Body trouble: a short piece on the conflicted aesthetic pretentions and elegant alienation of Peter Greenaway

Peter Greenaway at the very least deserves to be considered a special case. Not only does Greenaway bring the distinct sensibility of the painter to (more or less) mainstream cinema, not only does he subvert the vocabulary of narrative film to make essentially associational structural explorations: Peter Greenaway is a grand cinematic alienator, wildly prolific and without peer. He doesn’t seem to even want you to like his films, which is fortunate.
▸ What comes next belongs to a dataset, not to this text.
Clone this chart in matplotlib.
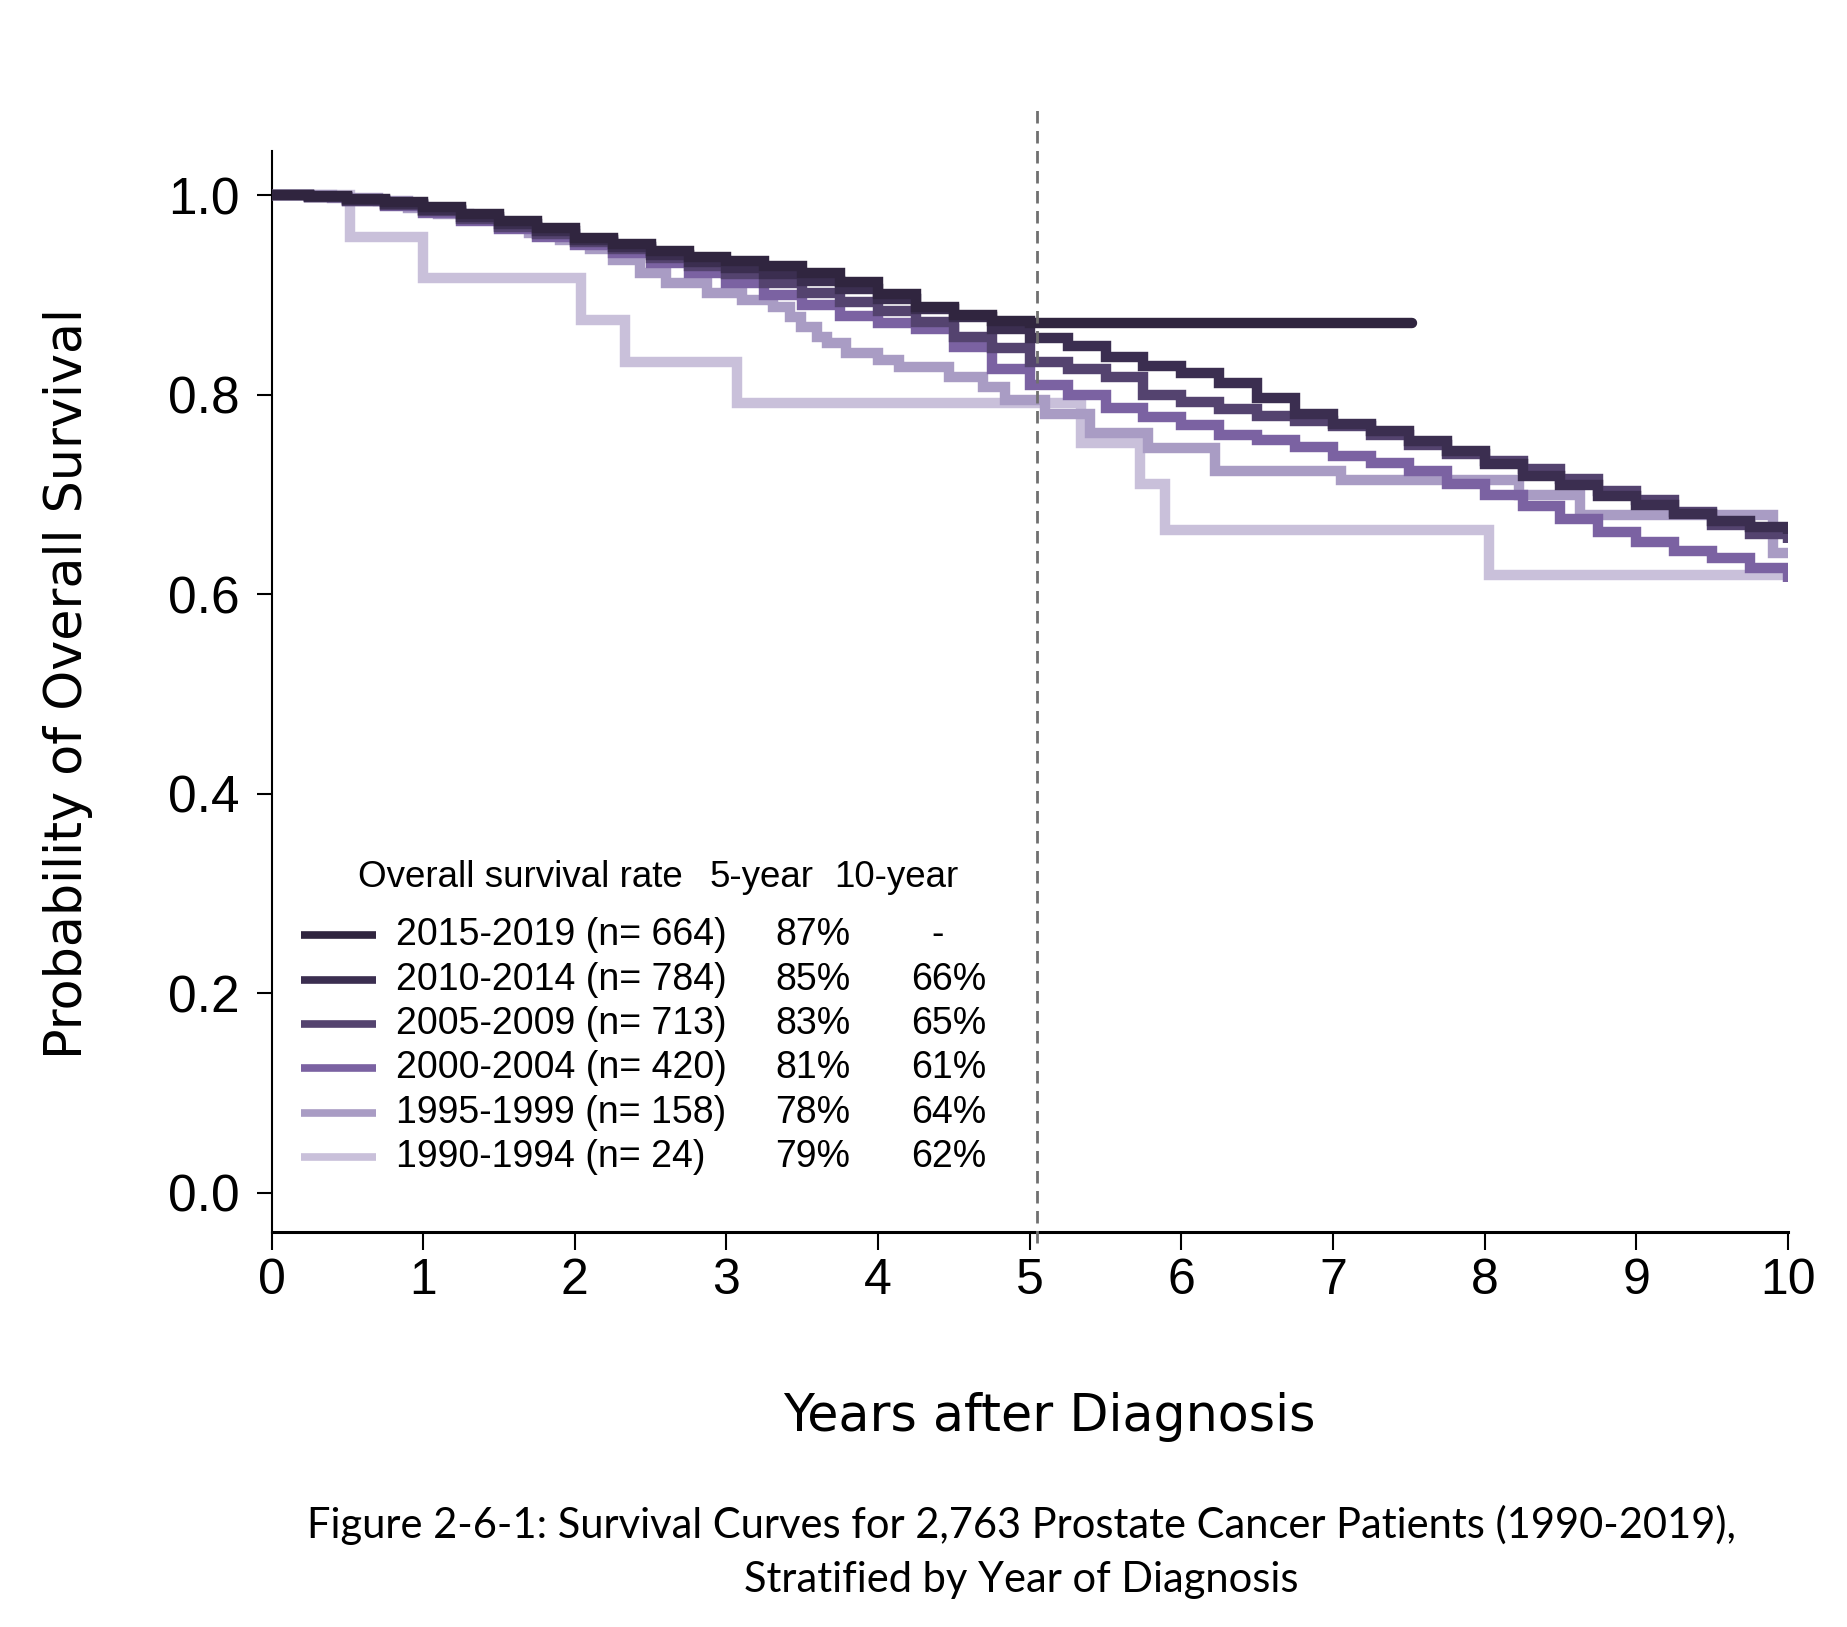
import numpy as np
import matplotlib
matplotlib.use('Agg')
import matplotlib.pyplot as plt
from matplotlib import font_manager

installed = {f.name for f in font_manager.fontManager.ttflist}
narrow = 'Liberation Sans Narrow' in installed
if narrow:
    plt.rcParams['font.family'] = ['Liberation Sans Narrow', 'DejaVu Sans']
    fs_leg, fs_head, fs_ytick, fs_xtick = 31, 30, 42, 41
else:
    plt.rcParams['font.family'] = ['Liberation Sans', 'DejaVu Sans']
    fs_leg, fs_head, fs_ytick, fs_xtick = 27, 26.5, 37, 36

# Kaplan-Meier step points (years, survival)
t_2015 = [0, 0.25, 0.5, 0.75, 1.0, 1.25, 1.5, 1.75, 2.0, 2.25, 2.5, 2.75, 3.0, 3.25,
          3.5, 3.75, 4.0, 4.25, 4.5, 4.75, 5.0, 7.52]
s_2015 = [1.0, 0.999, 0.996, 0.993, 0.988, 0.981, 0.974, 0.967, 0.957, 0.951, 0.944, 0.938,
          0.934, 0.929, 0.922, 0.913, 0.901, 0.888, 0.880, 0.874, 0.872, 0.872]

t_2010 = [0, 0.25, 0.5, 0.75, 1.0, 1.25, 1.5, 1.75, 2.0, 2.25, 2.5, 2.75, 3.0, 3.25, 3.5,
          3.75, 4.0, 4.25, 4.5, 4.75, 5.0, 5.25, 5.5, 5.75, 6.0, 6.25, 6.5, 6.75, 7.0, 7.25,
          7.5, 7.75, 8.0, 8.25, 8.5, 8.75, 9.0, 9.25, 9.5, 9.75, 10.0]
s_2010 = [1.0, 0.998, 0.995, 0.991, 0.985, 0.978, 0.971, 0.964, 0.955, 0.948, 0.940, 0.933,
          0.927, 0.921, 0.914, 0.906, 0.896, 0.886, 0.878, 0.866, 0.857, 0.849, 0.838, 0.829,
          0.822, 0.812, 0.797, 0.781, 0.771, 0.764, 0.754, 0.744, 0.731, 0.719, 0.709, 0.698,
          0.689, 0.680, 0.673, 0.667, 0.660]

t_2005 = t_2010
s_2005 = [1.0, 0.998, 0.994, 0.990, 0.984, 0.976, 0.968, 0.961, 0.953, 0.946, 0.937, 0.929,
          0.921, 0.912, 0.902, 0.893, 0.884, 0.873, 0.858, 0.847, 0.833, 0.826, 0.818, 0.800,
          0.793, 0.786, 0.779, 0.774, 0.769, 0.760, 0.750, 0.741, 0.734, 0.726, 0.716, 0.703,
          0.694, 0.682, 0.669, 0.660, 0.651]

t_2000 = t_2010
s_2000 = [1.0, 0.998, 0.994, 0.989, 0.982, 0.974, 0.966, 0.958, 0.950, 0.942, 0.932, 0.922,
          0.912, 0.900, 0.890, 0.879, 0.872, 0.866, 0.848, 0.826, 0.810, 0.800, 0.787, 0.778,
          0.770, 0.760, 0.755, 0.748, 0.739, 0.732, 0.724, 0.710, 0.699, 0.688, 0.675, 0.662,
          0.652, 0.643, 0.636, 0.626, 0.612]

t_1995 = [0, 0.4, 0.7, 0.9, 1.1, 1.3, 1.5, 1.7, 1.9, 2.1, 2.25, 2.43, 2.6, 2.87, 3.1, 3.31,
          3.42, 3.49, 3.6, 3.66, 3.79, 4.0, 4.14, 4.47, 4.69, 4.84, 5.1, 5.4, 5.78, 6.22,
          7.05, 8.23, 8.63, 9.9, 10.0]
s_1995 = [1.0, 0.997, 0.994, 0.987, 0.981, 0.975, 0.969, 0.962, 0.955, 0.946, 0.935, 0.922,
          0.912, 0.902, 0.895, 0.888, 0.878, 0.868, 0.858, 0.852, 0.842, 0.835, 0.828, 0.818,
          0.808, 0.795, 0.781, 0.762, 0.747, 0.724, 0.714, 0.699, 0.679, 0.641, 0.641]

t_1990 = [0, 0.52, 1.0, 2.04, 2.33, 3.07, 5.34, 5.73, 5.89, 8.03, 10.0]
s_1990 = [1.0, 0.958, 0.917, 0.875, 0.833, 0.792, 0.752, 0.710, 0.664, 0.619, 0.619]

periods = ['2015-2019', '2010-2014', '2005-2009', '2000-2004', '1995-1999', '1990-1994']
n_patients = [664, 784, 713, 420, 158, 24]
rate_5y = ['87%', '85%', '83%', '81%', '78%', '79%']
rate_10y = ['-', '66%', '65%', '61%', '64%', '62%']
colors = ['#30253f', '#3b2e50', '#54436f', '#7b62a2', '#a99cc4', '#c9c0da']
times = [t_2015, t_2010, t_2005, t_2000, t_1995, t_1990]
surv = [s_2015, s_2010, s_2005, s_2000, s_1995, s_1990]

landmark = 5.05

fig = plt.figure(figsize=(18.47, 16.27), dpi=100)
ax = fig.add_axes([0.147, 0.243, 0.821, 0.664])

# lightest first so the darker curves sit on top
for i in reversed(range(len(periods))):
    cap = 'round' if i == 0 else 'butt'
    ax.step(times[i], surv[i], where='post', color=colors[i], lw=7.5,
            solid_capstyle=cap, solid_joinstyle='miter', zorder=3 + (5 - i))

ax.plot([landmark, landmark], [-0.05, 1.092], color='#707070', lw=2,
        dashes=(4.5, 2.7), clip_on=False, zorder=10)

ax.set_xlim(0, 10)
ax.set_ylim(-0.039, 1.044)
ax.set_xticks(range(0, 11))
ax.set_yticks([0.0, 0.2, 0.4, 0.6, 0.8, 1.0])
ax.set_yticklabels(['0.0', '0.2', '0.4', '0.6', '0.8', '1.0'])
ax.tick_params(axis='y', length=11, width=1.5, pad=12, labelsize=fs_ytick)
ax.tick_params(axis='x', length=13, width=1.5, pad=6, labelsize=fs_xtick)
for side in ['top', 'right']:
    ax.spines[side].set_visible(False)
ax.spines['left'].set_linewidth(1.5)
ax.spines['bottom'].set_linewidth(2.2)

# legend table
ax.text(0.57, 0.316, 'Overall survival rate', fontsize=fs_head, va='center')
ax.text(2.89, 0.316, '5-year', fontsize=fs_head, va='center')
ax.text(3.71, 0.316, '10-year', fontsize=fs_head, va='center')
row_y = 0.258
for i in range(len(periods)):
    y = row_y - i * 0.0444
    ax.plot([0.195, 0.69], [y, y], color=colors[i], lw=5.5, solid_capstyle='butt')
    ax.text(0.82, y, f'{periods[i]} (n= {n_patients[i]})', fontsize=fs_leg, va='center')
    ax.text(3.32, y, rate_5y[i], fontsize=fs_leg, va='center')
    if rate_10y[i] == '-':
        ax.text(4.39, y, rate_10y[i], fontsize=fs_leg, va='center', ha='center')
    else:
        ax.text(4.22, y, rate_10y[i], fontsize=fs_leg, va='center')

fig.text(0.037, 0.580, 'Probability of Overall Survival', rotation=90,
         fontsize=36.5, family='DejaVu Sans', ha='center', va='center')
fig.text(0.568, 0.129, 'Years after Diagnosis', fontsize=36.5,
         family='DejaVu Sans', ha='center', va='center')
fig.text(0.553, 0.063, 'Figure 2-6-1: Survival Curves for 2,763 Prostate Cancer Patients (1990-2019),',
         fontsize=30, family=['Lato', 'DejaVu Sans'], ha='center', va='center')
fig.text(0.553, 0.029, 'Stratified by Year of Diagnosis',
         fontsize=30, family=['Lato', 'DejaVu Sans'], ha='center', va='center')

fig.savefig('out.png', dpi=100)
I started hating Greenaway with
8 1/2 Women (1999), which I saw at Edmonton's Metro Cinema years ago. It’s Metro again who’ve prompted me to revisit Greenaway’s work for the first time since. Making up one half of their weekend Greenaway double bill, Metro’s screening A Zed & Two Noughts (85), perhaps the coldest movie about grief ever made. A clinically elegant approach to design and symmetry permeates the film from the surface down to its core. A car accident outside the Rotterdam Zoo, on a road titled Swan Way, is caused by a swan. Two women perish, each one spouse to one of a pair of Siamese twins. The widowers soon become lovers to the accident’s sole survivor, the driver of the car, who lost one leg in the violence and, urged by the surgeon brother of a famous forger of Vermeer paintings, is considering getting rid of the other. The twins also console themselves with documentaries about the origins of life and by monitoring of decomposition in various organic subjects: an apple, some prawns, a swan. The march of bloat, bubble and rot whizzes by in time-lapse images set to hyper-speed music.

Seen at the close of the opening credits, the image of the dead wives, leaning almost sensuously against one and other as sparks cascade behind them, possesses a certain perverse pageantry that determines the tone of what proceeds. The spectacle owes something to Warhol and JG Ballard in its transfixing power: morbid, telegraphic, flat, yet layered with meaning. It matches the highly theatrical quality of the film’s lighting, composition, production design and even dialogue. In Greenaway’s theatre, civilization is a sort of catastrophe waiting to happen, where genes dictate destiny and personality melts into base needs and the useless accumulation of knowledge. Incidentally, I don’t recall a single close-up in the whole thing: humans are to be observed from a distance sufficient for erasing the possibility of character identification.

Greenaway has stated that cinema doesn’t connect with the body the way painting has. The two mediums behave so differently that I don’t doubt for a moment that he’s right. Yet, while Greenaway has frequently condemned films for clinging to the aesthetics of the novel, I wonder if he’s aware of just how equally limiting his appropriation of the aesthetics of painting is. The body is often most palpably felt in films that fully exploit the medium’s particular sense of movement and urgency -elements Greenaway frequently avoids. In any case,  A Zed & Two Noughts is compelling precisely for its use of static or virtually static imagery. This is something worth praising, even if it’s a far cry from its creator’s ostensible goals.